• Task details: Copy out each line containing "this" from the entries below.

*** Available data

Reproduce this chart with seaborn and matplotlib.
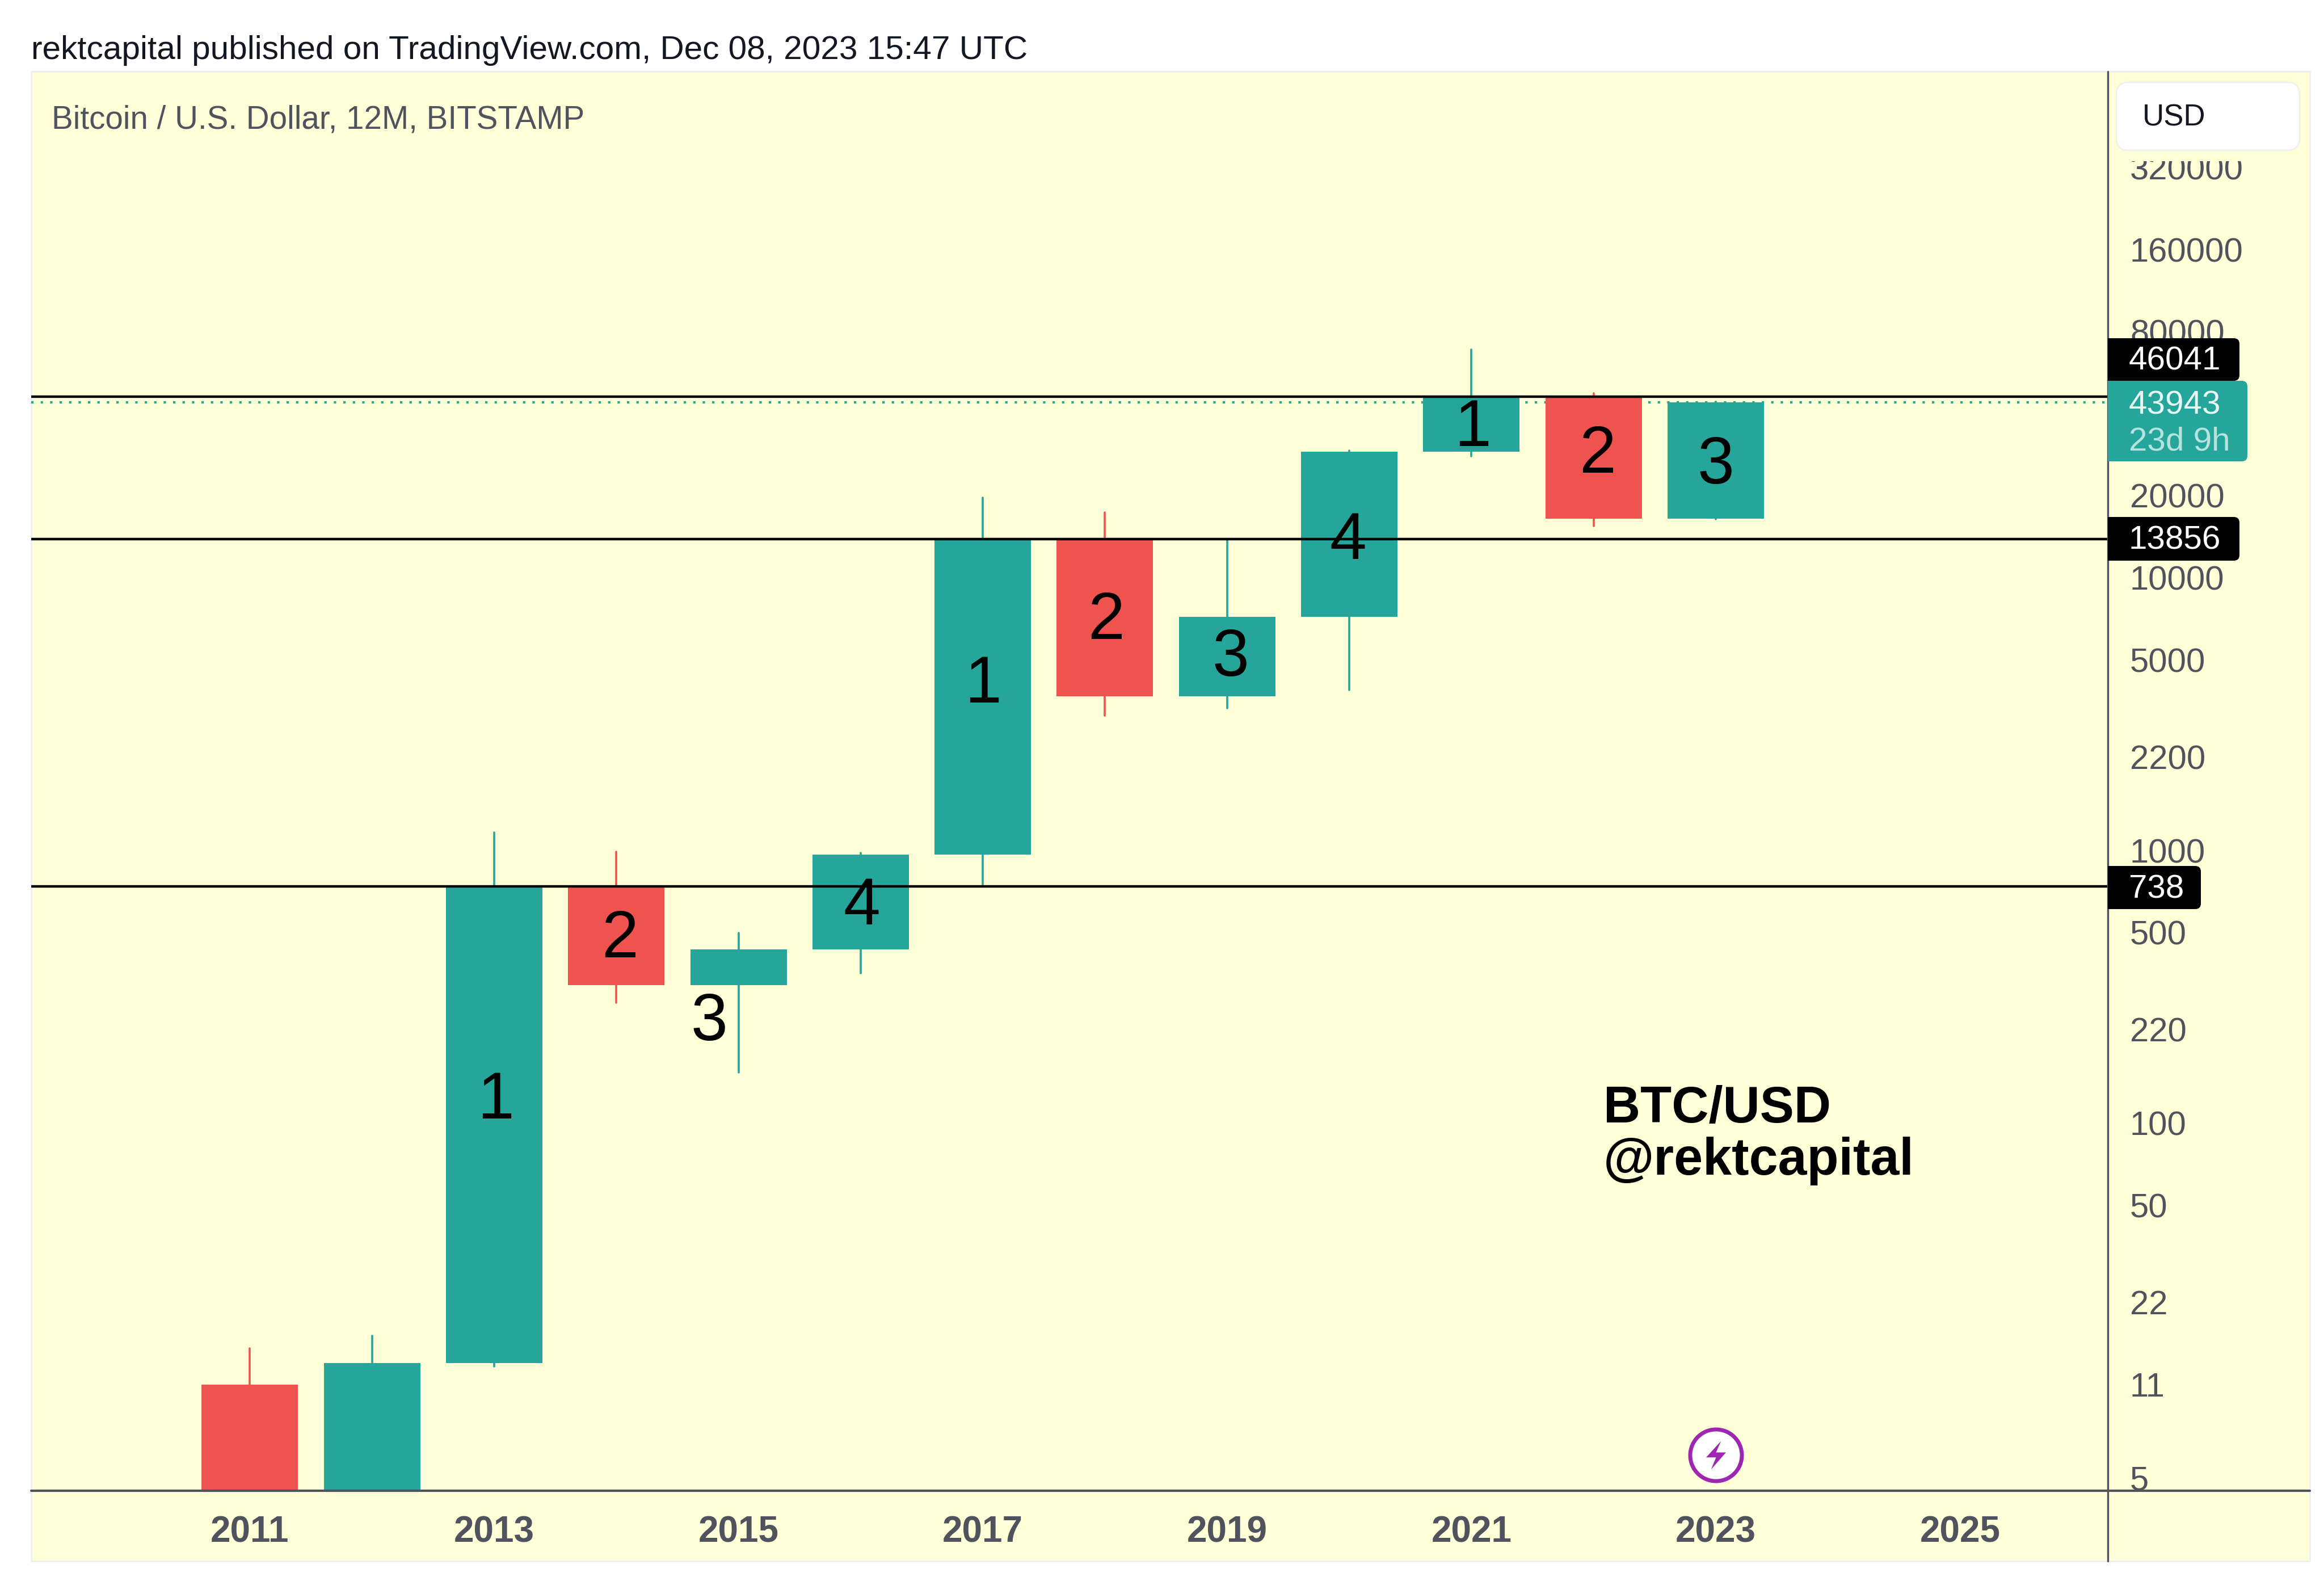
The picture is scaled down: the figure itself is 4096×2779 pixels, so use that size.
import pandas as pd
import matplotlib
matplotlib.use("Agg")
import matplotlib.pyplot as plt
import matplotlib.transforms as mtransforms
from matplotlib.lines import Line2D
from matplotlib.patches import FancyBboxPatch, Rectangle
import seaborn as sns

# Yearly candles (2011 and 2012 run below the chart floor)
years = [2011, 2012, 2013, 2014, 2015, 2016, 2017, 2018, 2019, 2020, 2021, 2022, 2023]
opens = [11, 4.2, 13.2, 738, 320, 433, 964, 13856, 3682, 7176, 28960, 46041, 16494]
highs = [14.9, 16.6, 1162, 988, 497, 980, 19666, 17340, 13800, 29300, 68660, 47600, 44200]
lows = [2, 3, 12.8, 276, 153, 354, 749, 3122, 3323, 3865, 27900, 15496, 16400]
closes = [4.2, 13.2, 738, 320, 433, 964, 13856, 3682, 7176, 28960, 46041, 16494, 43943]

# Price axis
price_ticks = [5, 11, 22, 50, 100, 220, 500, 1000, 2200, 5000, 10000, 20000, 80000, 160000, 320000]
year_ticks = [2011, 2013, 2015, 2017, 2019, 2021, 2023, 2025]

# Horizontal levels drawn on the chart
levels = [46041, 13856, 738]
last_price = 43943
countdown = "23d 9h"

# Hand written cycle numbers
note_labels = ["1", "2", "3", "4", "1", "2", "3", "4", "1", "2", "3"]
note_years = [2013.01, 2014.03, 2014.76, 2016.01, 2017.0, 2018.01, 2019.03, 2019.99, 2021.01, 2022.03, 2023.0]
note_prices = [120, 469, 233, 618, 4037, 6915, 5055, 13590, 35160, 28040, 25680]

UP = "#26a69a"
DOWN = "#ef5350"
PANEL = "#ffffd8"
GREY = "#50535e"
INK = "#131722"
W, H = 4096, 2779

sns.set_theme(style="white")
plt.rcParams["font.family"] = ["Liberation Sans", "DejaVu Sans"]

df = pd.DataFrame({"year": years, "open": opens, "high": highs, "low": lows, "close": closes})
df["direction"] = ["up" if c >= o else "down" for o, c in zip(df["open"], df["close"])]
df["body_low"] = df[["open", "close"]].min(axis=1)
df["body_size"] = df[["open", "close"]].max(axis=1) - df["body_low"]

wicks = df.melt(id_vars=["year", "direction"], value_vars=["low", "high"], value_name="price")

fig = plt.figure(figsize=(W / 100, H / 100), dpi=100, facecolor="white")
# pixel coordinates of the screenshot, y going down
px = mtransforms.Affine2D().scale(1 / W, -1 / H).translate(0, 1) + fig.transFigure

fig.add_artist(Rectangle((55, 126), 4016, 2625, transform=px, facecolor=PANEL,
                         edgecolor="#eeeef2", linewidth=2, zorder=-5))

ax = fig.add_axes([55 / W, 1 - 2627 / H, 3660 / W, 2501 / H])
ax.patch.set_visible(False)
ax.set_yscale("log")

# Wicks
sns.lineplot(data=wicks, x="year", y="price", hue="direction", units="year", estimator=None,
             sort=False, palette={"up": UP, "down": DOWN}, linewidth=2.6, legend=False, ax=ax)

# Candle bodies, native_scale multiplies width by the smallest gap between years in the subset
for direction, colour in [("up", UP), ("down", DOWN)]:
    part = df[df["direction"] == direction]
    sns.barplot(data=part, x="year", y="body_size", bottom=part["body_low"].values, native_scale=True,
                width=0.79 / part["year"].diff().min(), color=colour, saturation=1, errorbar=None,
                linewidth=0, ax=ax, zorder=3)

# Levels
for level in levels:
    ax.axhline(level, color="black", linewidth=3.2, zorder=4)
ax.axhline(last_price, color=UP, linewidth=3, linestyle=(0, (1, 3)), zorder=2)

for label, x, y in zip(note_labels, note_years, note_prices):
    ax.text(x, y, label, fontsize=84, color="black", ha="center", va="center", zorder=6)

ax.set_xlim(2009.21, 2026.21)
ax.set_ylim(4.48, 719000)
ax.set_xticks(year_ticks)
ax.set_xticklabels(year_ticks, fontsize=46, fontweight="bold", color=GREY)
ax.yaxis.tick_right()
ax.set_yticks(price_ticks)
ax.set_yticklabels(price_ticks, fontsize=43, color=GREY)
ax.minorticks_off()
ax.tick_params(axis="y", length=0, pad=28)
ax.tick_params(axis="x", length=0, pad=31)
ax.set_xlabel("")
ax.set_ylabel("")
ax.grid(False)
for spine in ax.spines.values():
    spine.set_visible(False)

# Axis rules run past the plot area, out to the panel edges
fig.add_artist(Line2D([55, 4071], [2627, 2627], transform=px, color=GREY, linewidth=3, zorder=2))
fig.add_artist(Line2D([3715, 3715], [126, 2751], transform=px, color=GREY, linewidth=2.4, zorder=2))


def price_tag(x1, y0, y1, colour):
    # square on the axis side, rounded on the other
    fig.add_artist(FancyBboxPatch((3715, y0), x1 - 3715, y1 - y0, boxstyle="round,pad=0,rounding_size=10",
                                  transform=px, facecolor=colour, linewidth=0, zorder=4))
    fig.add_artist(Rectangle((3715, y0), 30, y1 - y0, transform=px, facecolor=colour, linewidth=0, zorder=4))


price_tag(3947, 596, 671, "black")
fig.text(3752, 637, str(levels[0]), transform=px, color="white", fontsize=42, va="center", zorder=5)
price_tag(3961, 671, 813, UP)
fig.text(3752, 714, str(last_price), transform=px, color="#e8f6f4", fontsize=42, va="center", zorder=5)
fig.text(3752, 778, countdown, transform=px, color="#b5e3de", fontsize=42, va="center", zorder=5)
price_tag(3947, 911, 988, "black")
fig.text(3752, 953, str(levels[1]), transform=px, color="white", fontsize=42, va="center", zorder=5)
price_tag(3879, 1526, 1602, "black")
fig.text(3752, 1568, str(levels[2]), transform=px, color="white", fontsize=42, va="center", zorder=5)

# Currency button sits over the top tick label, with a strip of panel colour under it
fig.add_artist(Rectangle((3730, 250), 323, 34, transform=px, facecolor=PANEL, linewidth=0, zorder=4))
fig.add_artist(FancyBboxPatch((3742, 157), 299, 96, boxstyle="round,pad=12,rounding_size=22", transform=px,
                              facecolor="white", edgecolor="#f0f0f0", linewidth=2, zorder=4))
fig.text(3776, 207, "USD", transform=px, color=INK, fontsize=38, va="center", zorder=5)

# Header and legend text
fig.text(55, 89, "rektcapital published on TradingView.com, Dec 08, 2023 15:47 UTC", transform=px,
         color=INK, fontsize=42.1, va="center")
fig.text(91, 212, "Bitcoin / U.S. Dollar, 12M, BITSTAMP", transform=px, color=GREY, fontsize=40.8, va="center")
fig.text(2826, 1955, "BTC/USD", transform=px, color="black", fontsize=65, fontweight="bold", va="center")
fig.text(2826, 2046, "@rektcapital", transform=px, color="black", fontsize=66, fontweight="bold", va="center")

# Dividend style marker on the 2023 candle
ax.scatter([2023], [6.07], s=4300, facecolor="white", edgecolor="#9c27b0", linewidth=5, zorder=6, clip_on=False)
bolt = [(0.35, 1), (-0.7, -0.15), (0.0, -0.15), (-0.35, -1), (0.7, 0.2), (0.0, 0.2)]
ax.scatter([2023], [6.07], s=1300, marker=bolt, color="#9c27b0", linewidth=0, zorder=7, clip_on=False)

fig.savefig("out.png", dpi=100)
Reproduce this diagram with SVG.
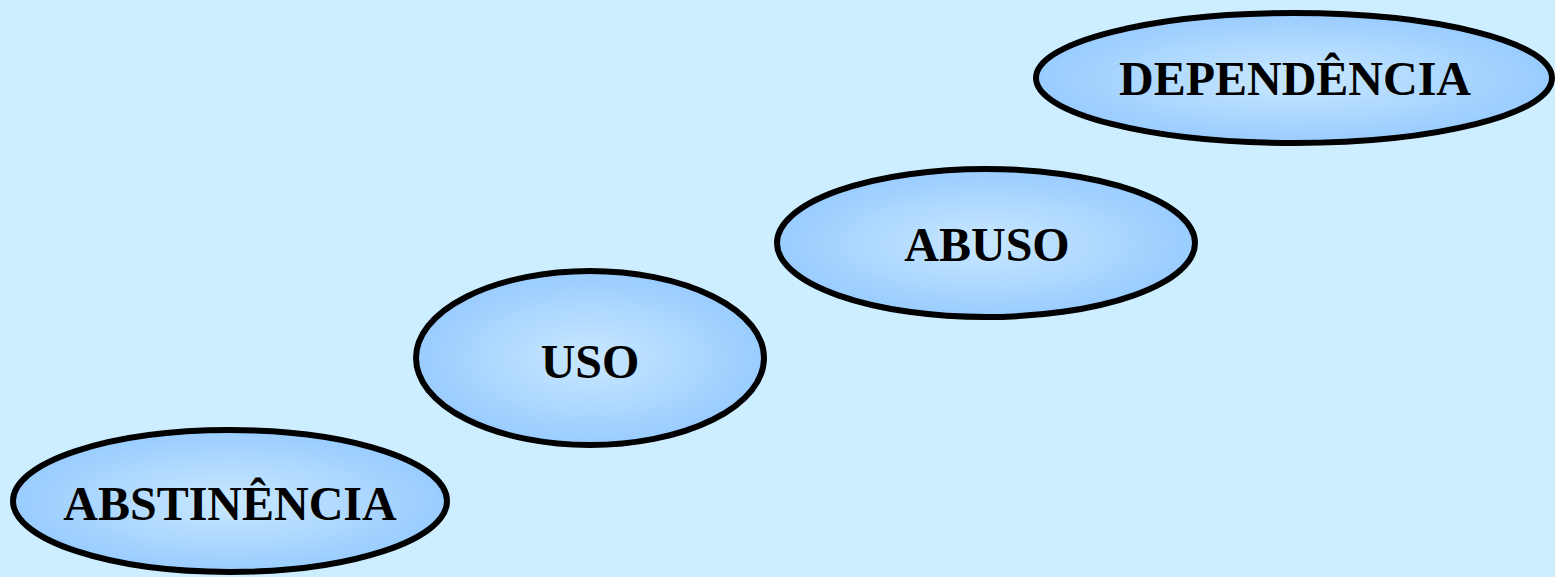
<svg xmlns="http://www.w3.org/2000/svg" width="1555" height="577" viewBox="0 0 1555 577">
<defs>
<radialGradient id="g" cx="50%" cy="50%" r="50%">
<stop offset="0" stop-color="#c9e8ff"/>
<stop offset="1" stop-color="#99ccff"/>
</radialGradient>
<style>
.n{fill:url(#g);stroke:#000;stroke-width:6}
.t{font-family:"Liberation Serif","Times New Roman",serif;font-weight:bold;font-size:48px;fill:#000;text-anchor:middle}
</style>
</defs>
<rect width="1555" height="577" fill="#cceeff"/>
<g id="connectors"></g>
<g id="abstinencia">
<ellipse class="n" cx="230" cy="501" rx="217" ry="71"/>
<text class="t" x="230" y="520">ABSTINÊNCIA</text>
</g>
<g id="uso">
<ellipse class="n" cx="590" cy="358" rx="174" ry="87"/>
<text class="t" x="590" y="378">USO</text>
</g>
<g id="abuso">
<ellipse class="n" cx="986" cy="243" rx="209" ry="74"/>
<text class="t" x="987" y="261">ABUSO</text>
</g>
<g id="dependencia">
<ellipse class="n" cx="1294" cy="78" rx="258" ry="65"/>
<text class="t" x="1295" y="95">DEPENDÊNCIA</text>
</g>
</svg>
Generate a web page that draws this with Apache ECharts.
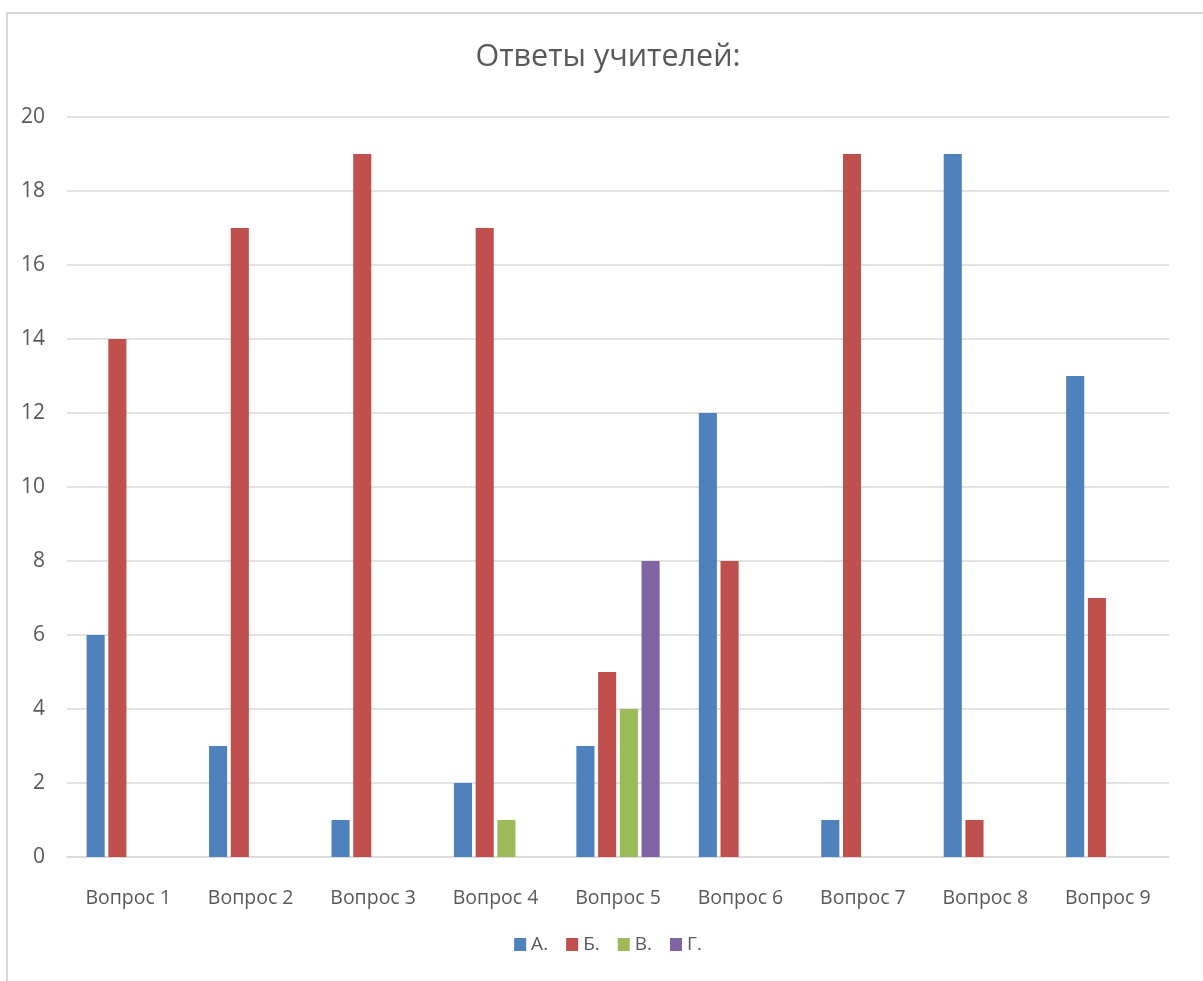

******

• Exercise result:
Reproduce this chart with seaborn and matplotlib.
Reproduce this diagram with SVG.
Generate a web page that draws this with Apache ECharts.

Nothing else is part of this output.